How to Outline a Law School Class Without Wasting the Semester
BigLaw Bear · 4 min read

The purpose of a law school outline is not to prove that you did the reading.
The purpose is to help you write the exam.
That distinction changes everything. If your outline is just copied class notes, it may feel substantial and still fail when you need it. A good outline tells you what question to ask next, what rule to state, what facts matter, and how to move through the analysis.
Start with the course skeleton
Begin with the syllabus. The syllabus tells you how the professor thinks the course is organized.
For Contracts, that might mean formation, consideration, defenses, interpretation, breach, remedies, and third-party issues. For Torts, it might mean intentional torts, negligence, causation, defenses, strict liability, products liability, and damages. For Civil Procedure, it might mean jurisdiction, pleading, joinder, discovery, motions, trial, and preclusion.
Do not start by dumping every case into a document. Start with the map.
Add rules, not case summaries
Cases matter, but they are usually not the outline's main unit.
The main unit is the rule.
For each topic, ask:
- What is the rule?
- What are the elements?
- What is the test?
- What facts trigger this issue?
- What cases illustrate the rule?
- What exceptions or splits did the professor emphasize?
Cases should sit under the rule they teach. If you cannot explain why a case belongs in the outline, you probably need to revisit the class discussion.
Keep professor fingerprints
Commercial outlines can explain doctrine. They cannot tell you what your professor cares about.
Your outline should preserve the professor's fingerprints:
- Phrases the professor repeats
- Policy arguments the professor likes
- Hypos that came up in class
- Warnings about common mistakes
- Minority rules or exceptions the professor spent time on
- Exam instructions from old exams, if available
This is why another student's outline can be useful but dangerous. It may reflect a different professor, a different year, or a different set of emphases.
Build an attack outline
The full outline is for learning. The attack outline is for speed.
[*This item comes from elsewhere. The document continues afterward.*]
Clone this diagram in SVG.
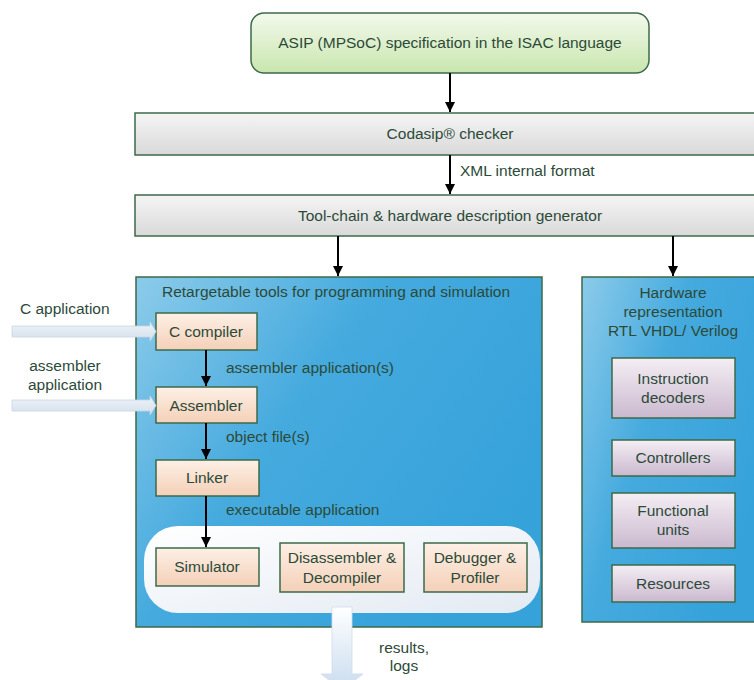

An attack outline is a shorter exam-day checklist. It should fit the way you actually write. For each major topic, it might include:
- Issue trigger
- Elements
- Key rule language
- Common fact arguments
- Defenses
- Remedies or consequences
The attack outline should not contain everything. It should contain the things you are most likely to forget under pressure.
Practice while outlining
Do not wait until the outline is complete to practice.
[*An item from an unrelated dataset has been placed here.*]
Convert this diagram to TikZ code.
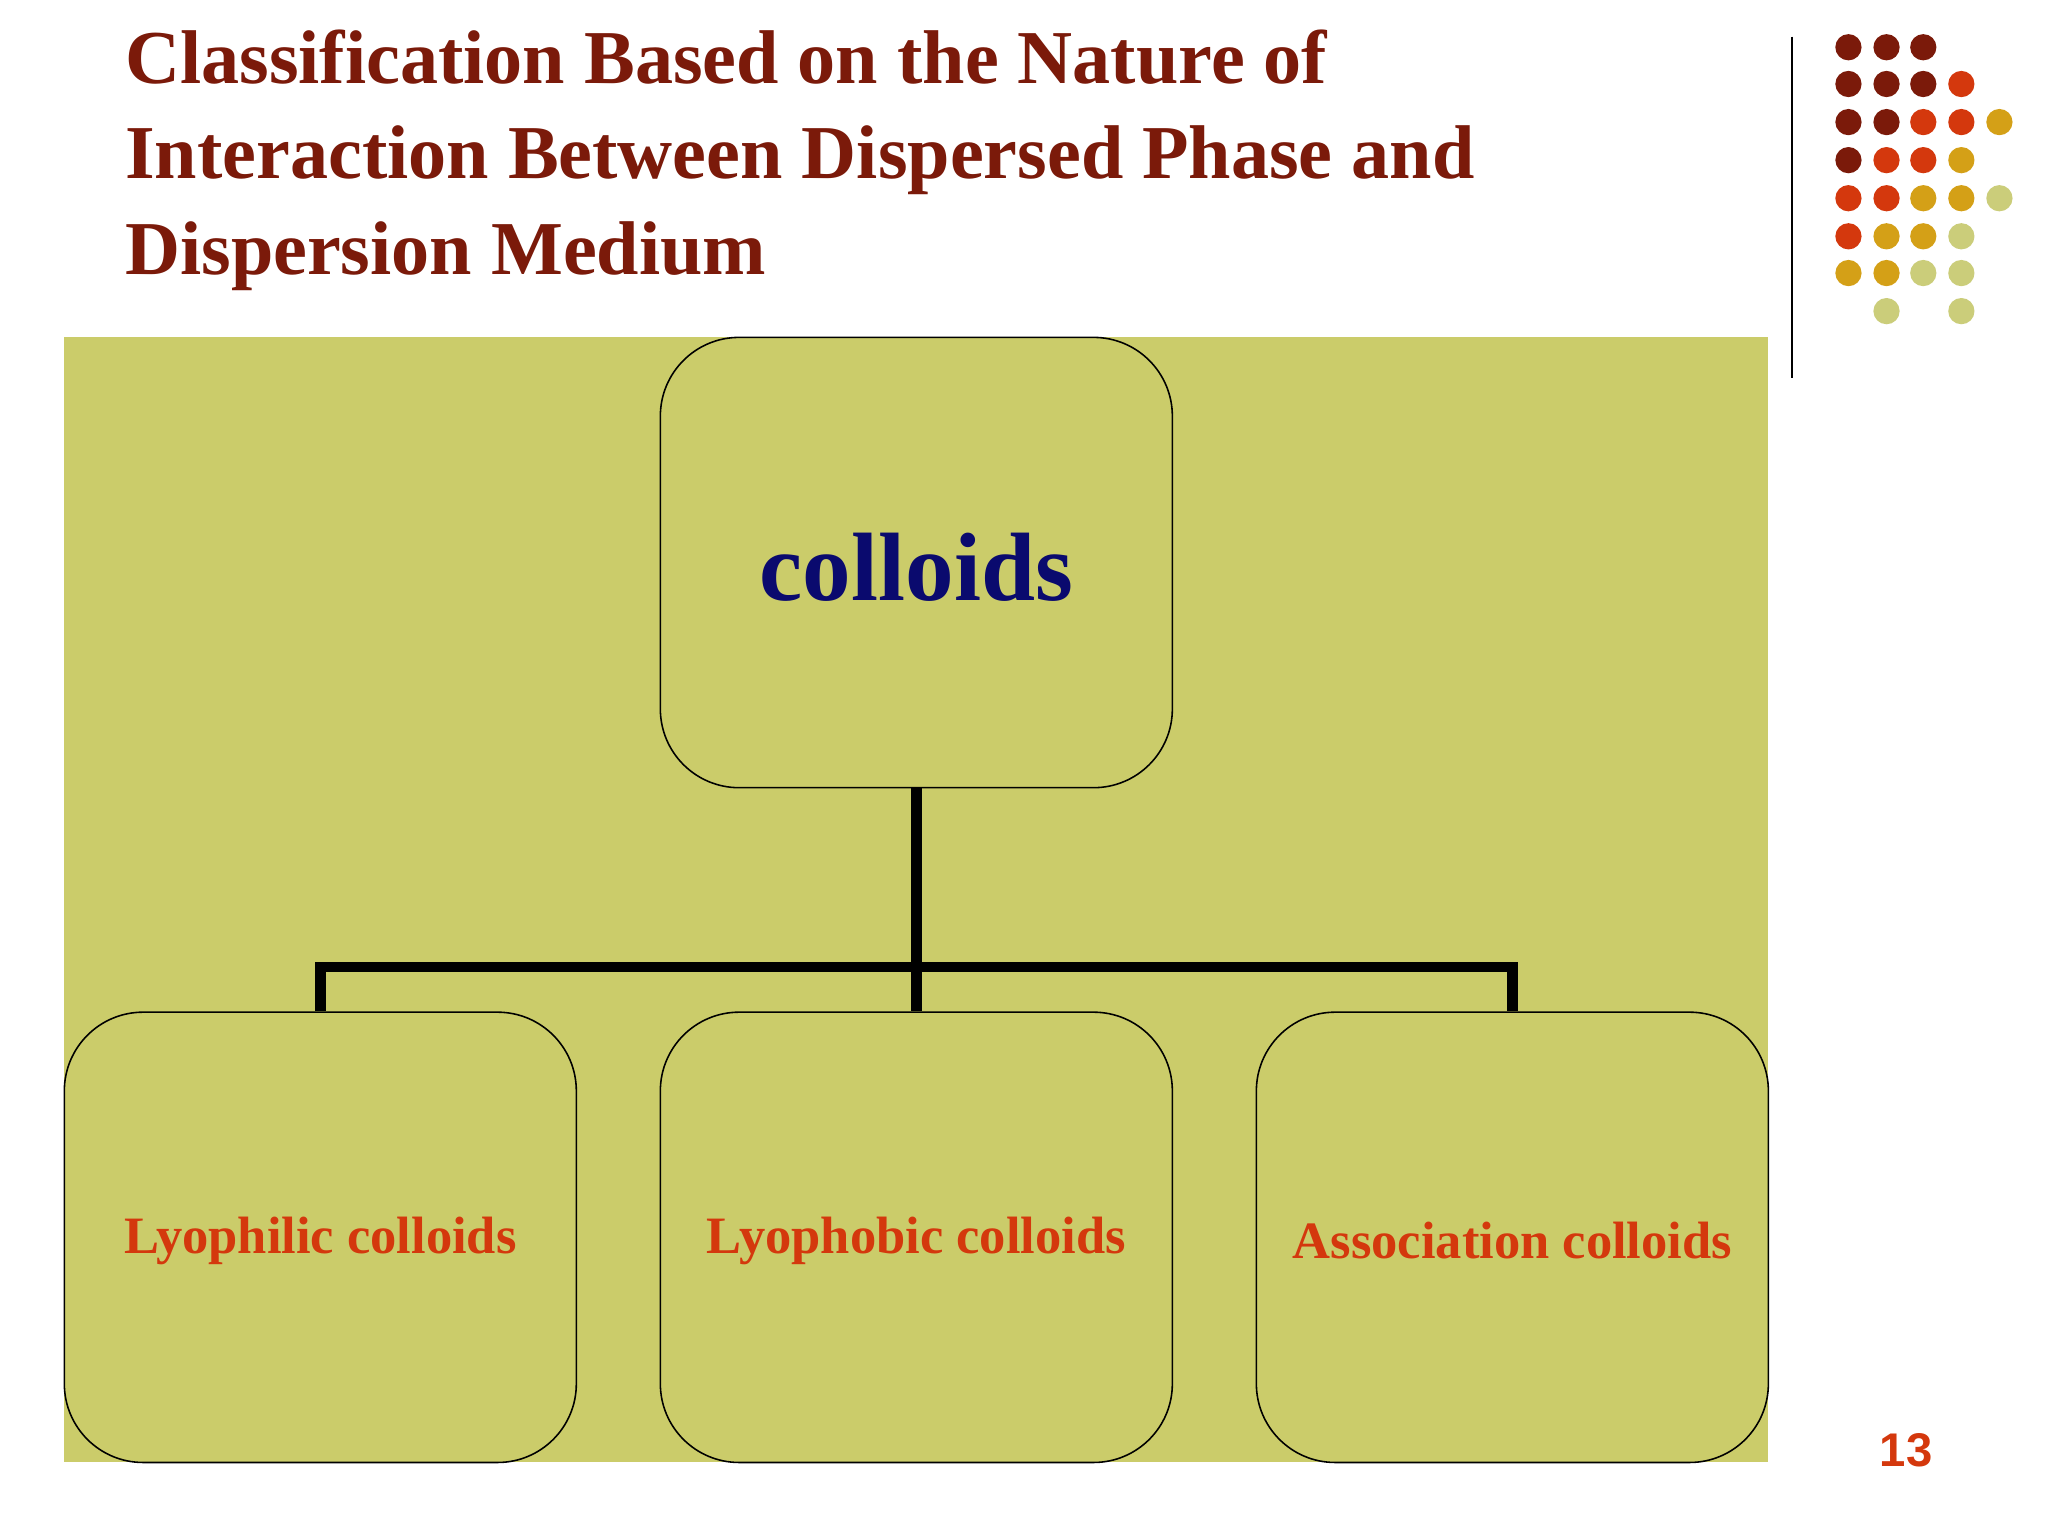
\documentclass[tikz,border=0pt]{standalone}
\usepackage{fontspec}
\setmainfont{Liberation Serif}
\newfontfamily\sansf{Liberation Sans}
\definecolor{dred}{HTML}{7B1A0A}
\definecolor{orng}{HTML}{D4380D}
\definecolor{gld}{HTML}{D4A017}
\definecolor{lgt}{HTML}{CBCD7A}
\definecolor{olive}{HTML}{CBCC6A}
\definecolor{navy}{HTML}{0A0A6E}
\tikzset{
 box/.style={draw=black,line width=0.6pt,fill=olive,rounded corners=30pt,minimum width=195pt,minimum height=171.5pt,inner sep=0pt},
 lbl/.style={text=orng,font=\bfseries\fontsize{20}{24}\selectfont},
 conn/.style={line width=4pt,draw=black},
 dot/.style={circle,inner sep=0pt,minimum size=10pt}
}
\begin{document}
\begin{tikzpicture}[x=0.5pt,y=-0.5pt]
\useasboundingbox (0,0) rectangle (1560,1170);
\fill[white] (0,0) rectangle (1560,1170);
\node[anchor=north west,align=left,text=dred,font=\bfseries\fontsize{29}{36.5}\selectfont,inner sep=0pt] (title) at (95,22)
 {Classification Based on the Nature of\\Interaction Between Dispersed Phase and\\Dispersion Medium};
\draw[line width=1pt] (1365,28) coordinate (v1) -- (1365,288) coordinate (v2);
\foreach \x/\y/\c in {1408/36/dred,1437/36/dred,1465/36/dred,
 1408/64/dred,1437/64/dred,1465/64/dred,1494/64/orng,
 1408/93/dred,1437/93/dred,1465/93/orng,1494/93/orng,1523/93/gld,
 1408/122/dred,1437/122/orng,1465/122/orng,1494/122/gld,
 1408/151/orng,1437/151/orng,1465/151/gld,1494/151/gld,1523/151/lgt,
 1408/180/orng,1437/180/gld,1465/180/gld,1494/180/lgt,
 1408/208/gld,1437/208/gld,1465/208/lgt,1494/208/lgt,
 1437/237/lgt,1494/237/lgt}
 \node[dot,fill=\c] at (\x,\y) {};
\fill[olive] (49,257) rectangle (1347,1114);
\node[box] (top) at (698,428.5) {};
\node[text=navy,font=\bfseries\fontsize{37}{44}\selectfont] at (698,432) {colloids};
\node[box] (b1) at (244,942.5) {};
\node[box] (b2) at (698,942.5) {};
\node[box] (b3) at (1152,942.5) {};
\node[lbl] at (244,945) {Lyophilic colloids};
\node[lbl] at (698,945) {Lyophobic colloids};
\node[lbl] at (1152,945) {Association colloids};
\draw[conn] (top.south) -- (b2.north);
\draw[conn] (b1.north) -- ++(0,-34) -| (b3.north);
\node[text=orng,font=\sansf\bfseries\fontsize{18}{20}\selectfont] (pg) at (1452,1105) {13};
\end{tikzpicture}
\end{document}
Once you finish a unit, write a short answer to a practice problem. Even a 20-minute hypo can reveal whether your outline works. If you stare at the page and cannot decide where to start, the outline needs a better sequence. If you write too much doctrine and too little analysis, the outline may be too descriptive.
The University of Kentucky Law final exam tips emphasize knowing professor expectations and practicing exam technique. That is where outlining and practice meet. The outline teaches the doctrine. Practice teaches you whether you can use it.
What to cut
Most outlines are too long because students are afraid to choose.
Cut:
- Long facts from cases unless the facts are exam-useful
- Procedural history that does not affect the rule
- Quotes you would never use
- Duplicative class notes
- Full paragraphs from supplements
- Anything you cannot imagine applying to a fact pattern
Length is not the goal. Utility is the goal.
Weekly rhythm
A workable weekly rhythm looks like this:
- After class, clean up notes enough that they are readable.
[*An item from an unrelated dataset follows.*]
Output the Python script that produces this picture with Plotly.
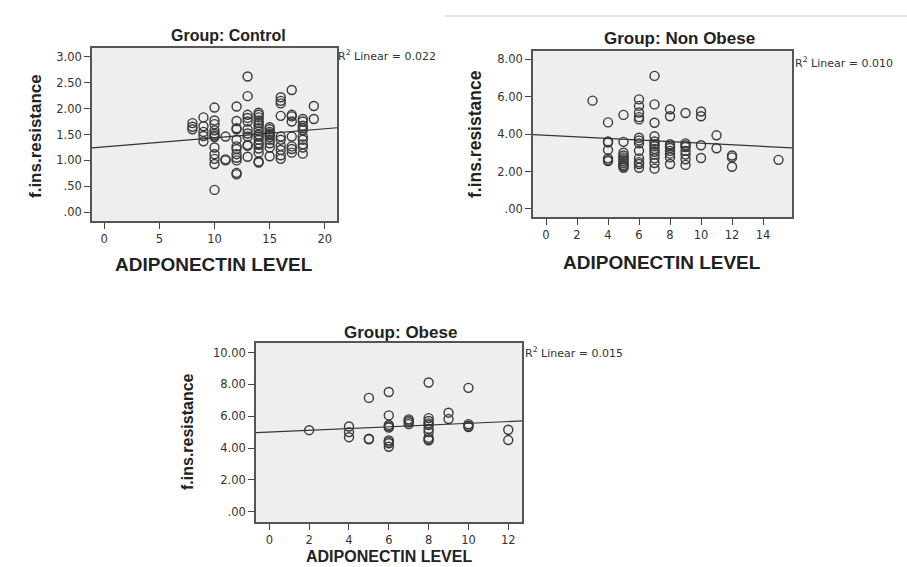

- At the end of the week, move rules into the outline.
- Every two weeks, compare the outline to the syllabus.
- After each major unit, write or review practice questions.
- Before reading period, convert the full outline into an attack outline.
That schedule keeps outlining from becoming a panic project.
The real test
A good outline lets you answer three questions quickly:
- What issue is this?
- What rule controls?
- What facts matter?
If your outline does that, it is working.
If it does not, do not make it prettier. Make it more useful.